— Task requirements —
Copy each line containing the word "script" from the records that follow, please.

— Record set —
###
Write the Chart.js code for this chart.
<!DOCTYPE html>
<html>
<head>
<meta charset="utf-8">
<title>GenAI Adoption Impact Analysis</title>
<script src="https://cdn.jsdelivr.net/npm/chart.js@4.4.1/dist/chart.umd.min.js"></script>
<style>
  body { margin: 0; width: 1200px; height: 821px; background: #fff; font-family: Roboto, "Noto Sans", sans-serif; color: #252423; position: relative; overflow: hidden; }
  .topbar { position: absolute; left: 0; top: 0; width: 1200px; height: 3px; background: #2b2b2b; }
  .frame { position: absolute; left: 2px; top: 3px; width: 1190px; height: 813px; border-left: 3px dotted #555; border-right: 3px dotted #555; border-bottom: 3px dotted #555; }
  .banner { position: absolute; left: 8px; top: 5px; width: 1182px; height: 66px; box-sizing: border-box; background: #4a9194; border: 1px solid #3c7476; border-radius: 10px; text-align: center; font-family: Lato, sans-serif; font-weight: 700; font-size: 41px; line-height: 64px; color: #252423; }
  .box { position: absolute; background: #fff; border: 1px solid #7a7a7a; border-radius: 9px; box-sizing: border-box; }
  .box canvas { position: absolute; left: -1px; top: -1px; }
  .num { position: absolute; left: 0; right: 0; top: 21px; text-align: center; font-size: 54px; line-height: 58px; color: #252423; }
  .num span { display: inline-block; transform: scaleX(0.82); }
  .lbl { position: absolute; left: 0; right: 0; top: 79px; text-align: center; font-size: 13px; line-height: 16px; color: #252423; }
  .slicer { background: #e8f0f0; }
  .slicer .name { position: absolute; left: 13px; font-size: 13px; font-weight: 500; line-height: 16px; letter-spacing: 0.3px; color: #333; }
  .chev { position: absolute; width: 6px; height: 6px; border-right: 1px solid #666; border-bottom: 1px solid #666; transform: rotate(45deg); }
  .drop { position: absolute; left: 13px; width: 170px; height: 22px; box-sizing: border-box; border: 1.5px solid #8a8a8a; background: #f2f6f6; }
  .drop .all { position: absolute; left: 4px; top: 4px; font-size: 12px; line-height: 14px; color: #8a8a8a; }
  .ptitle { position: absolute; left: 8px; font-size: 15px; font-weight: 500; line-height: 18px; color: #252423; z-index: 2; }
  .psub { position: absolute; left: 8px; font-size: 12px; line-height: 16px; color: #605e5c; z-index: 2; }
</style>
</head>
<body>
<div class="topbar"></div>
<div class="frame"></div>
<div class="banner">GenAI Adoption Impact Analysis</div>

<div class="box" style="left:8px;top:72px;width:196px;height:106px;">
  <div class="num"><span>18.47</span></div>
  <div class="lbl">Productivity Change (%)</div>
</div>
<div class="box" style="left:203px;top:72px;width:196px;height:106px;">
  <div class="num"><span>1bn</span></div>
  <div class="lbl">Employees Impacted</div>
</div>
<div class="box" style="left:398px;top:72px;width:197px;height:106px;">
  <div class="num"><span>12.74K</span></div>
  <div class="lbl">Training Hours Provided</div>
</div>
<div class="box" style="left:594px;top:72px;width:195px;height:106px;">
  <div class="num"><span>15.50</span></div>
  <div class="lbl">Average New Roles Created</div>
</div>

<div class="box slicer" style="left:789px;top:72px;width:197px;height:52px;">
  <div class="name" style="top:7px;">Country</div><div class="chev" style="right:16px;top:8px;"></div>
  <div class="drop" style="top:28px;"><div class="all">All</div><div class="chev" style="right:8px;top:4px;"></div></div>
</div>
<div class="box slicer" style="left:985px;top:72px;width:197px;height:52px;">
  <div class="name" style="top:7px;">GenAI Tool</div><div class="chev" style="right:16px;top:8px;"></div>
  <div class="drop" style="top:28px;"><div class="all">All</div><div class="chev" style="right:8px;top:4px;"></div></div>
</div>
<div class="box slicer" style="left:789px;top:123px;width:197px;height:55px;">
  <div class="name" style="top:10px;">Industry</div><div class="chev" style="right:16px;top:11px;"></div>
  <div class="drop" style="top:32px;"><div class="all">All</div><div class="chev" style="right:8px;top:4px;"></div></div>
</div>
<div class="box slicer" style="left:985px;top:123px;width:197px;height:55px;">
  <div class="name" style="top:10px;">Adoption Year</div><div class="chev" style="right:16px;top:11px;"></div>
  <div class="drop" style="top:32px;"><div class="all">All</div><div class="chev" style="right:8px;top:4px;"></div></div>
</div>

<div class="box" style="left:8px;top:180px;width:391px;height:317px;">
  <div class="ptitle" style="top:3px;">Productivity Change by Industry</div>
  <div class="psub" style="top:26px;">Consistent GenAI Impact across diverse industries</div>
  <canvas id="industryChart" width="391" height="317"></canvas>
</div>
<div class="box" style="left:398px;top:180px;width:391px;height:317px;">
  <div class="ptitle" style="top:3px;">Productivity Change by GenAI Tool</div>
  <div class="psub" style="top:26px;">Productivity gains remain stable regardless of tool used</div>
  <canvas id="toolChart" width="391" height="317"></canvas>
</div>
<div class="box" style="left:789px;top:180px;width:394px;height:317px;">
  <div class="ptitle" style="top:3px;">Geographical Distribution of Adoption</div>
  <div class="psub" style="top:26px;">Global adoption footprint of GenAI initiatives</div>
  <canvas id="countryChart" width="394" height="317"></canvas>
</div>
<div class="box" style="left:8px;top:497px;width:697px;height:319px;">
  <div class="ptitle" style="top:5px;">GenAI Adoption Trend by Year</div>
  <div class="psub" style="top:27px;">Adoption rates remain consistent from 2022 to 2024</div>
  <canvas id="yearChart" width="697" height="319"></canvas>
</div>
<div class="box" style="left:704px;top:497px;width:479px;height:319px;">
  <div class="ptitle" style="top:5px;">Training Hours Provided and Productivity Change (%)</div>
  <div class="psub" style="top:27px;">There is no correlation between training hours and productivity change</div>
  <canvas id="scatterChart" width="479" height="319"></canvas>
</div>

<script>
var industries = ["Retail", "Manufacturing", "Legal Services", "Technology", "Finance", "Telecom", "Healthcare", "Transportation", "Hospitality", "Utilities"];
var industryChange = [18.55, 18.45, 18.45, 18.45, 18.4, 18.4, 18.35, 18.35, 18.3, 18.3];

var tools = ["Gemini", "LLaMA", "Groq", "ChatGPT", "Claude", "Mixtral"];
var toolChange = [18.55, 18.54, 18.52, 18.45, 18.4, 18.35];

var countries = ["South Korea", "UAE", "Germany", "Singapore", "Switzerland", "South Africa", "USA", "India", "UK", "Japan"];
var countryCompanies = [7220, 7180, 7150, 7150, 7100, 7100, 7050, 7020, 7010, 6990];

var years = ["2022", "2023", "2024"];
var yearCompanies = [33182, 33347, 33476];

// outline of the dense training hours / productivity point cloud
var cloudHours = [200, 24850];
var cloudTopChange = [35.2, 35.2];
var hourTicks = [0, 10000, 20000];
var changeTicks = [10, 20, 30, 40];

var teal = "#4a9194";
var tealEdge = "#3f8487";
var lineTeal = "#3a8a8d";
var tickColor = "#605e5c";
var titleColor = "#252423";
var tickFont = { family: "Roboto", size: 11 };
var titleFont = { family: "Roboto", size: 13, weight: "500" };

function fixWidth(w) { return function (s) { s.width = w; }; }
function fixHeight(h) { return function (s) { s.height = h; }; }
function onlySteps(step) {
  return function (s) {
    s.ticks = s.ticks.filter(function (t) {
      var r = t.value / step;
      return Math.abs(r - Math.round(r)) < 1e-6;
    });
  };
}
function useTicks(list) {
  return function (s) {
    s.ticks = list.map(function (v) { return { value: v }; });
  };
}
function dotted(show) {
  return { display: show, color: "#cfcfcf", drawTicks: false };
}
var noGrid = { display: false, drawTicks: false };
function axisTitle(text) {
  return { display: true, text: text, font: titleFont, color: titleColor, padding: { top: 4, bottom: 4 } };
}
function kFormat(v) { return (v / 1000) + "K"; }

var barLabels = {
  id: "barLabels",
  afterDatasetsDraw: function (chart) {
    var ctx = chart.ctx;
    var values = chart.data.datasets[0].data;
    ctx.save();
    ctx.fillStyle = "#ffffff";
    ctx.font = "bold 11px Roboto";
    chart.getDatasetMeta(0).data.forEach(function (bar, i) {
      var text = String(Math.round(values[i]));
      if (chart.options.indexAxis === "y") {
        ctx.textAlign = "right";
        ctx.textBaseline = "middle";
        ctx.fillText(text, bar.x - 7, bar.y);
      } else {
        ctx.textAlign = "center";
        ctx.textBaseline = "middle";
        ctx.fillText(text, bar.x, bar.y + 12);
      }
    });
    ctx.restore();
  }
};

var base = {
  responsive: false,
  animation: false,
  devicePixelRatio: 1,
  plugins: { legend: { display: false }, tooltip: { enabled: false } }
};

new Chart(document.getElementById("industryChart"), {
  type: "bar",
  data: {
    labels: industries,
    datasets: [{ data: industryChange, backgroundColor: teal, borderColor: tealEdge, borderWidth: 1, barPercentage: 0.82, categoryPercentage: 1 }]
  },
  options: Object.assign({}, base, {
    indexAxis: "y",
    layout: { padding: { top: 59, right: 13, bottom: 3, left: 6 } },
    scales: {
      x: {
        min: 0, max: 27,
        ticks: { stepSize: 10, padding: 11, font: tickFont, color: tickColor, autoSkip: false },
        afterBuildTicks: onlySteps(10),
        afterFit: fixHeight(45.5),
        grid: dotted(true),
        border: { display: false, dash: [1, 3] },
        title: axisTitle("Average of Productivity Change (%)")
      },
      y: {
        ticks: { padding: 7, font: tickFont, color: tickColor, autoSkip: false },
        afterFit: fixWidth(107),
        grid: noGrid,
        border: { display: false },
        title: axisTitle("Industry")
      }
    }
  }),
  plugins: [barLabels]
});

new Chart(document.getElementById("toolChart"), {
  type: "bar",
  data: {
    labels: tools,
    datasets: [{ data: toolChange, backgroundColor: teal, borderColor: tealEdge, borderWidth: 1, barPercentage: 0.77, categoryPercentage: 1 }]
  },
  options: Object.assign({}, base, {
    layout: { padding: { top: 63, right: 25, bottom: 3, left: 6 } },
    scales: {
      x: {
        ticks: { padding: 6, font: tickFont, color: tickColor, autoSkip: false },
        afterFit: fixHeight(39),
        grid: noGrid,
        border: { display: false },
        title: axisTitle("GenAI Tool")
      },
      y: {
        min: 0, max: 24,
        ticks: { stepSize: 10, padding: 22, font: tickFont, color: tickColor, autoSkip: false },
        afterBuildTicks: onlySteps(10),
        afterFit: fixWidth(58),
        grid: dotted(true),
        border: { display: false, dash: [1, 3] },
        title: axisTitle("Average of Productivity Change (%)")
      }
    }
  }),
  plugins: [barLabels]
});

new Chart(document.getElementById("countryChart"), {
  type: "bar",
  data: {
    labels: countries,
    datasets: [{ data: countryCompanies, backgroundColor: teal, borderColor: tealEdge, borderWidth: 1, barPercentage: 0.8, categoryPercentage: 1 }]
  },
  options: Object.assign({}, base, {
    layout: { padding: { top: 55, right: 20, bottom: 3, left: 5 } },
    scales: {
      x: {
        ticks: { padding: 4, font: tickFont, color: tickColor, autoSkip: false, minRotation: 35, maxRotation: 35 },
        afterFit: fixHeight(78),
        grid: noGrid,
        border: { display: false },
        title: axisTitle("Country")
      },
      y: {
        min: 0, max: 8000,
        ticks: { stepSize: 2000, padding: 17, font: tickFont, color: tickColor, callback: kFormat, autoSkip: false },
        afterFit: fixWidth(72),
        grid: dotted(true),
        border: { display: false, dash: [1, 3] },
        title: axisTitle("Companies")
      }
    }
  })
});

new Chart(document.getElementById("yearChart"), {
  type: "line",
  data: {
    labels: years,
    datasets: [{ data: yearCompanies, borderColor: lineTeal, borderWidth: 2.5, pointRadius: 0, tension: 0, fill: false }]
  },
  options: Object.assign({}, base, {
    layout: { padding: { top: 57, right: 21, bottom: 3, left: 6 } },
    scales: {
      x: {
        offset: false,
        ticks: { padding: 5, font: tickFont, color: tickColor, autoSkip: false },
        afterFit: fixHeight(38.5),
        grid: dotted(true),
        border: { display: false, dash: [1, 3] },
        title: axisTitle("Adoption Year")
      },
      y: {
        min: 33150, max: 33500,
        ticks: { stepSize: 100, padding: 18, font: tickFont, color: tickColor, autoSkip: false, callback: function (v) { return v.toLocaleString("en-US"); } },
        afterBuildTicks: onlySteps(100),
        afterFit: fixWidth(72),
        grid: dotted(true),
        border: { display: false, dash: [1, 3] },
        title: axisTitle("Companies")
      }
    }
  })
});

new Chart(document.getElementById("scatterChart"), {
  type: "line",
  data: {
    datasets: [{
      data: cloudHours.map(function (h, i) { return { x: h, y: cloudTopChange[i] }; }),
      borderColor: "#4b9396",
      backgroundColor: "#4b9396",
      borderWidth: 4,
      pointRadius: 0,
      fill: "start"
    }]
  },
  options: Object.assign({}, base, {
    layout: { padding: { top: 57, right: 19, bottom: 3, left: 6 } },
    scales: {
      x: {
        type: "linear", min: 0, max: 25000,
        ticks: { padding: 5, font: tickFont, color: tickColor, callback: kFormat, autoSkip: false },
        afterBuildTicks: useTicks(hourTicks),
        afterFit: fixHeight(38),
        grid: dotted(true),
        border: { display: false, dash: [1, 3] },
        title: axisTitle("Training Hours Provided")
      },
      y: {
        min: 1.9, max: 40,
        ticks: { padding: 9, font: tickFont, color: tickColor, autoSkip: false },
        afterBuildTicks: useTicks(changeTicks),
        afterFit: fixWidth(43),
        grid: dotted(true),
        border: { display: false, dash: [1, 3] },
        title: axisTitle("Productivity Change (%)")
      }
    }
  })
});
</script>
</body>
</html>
###
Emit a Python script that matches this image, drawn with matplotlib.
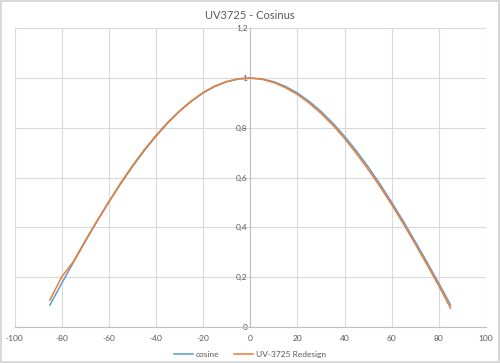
###
— Output of the exercise —
<script src="https://cdn.jsdelivr.net/npm/chart.js@4.4.1/dist/chart.umd.min.js"></script>
<script>
</script>
Emit a Python script that matches this image, drawn with matplotlib.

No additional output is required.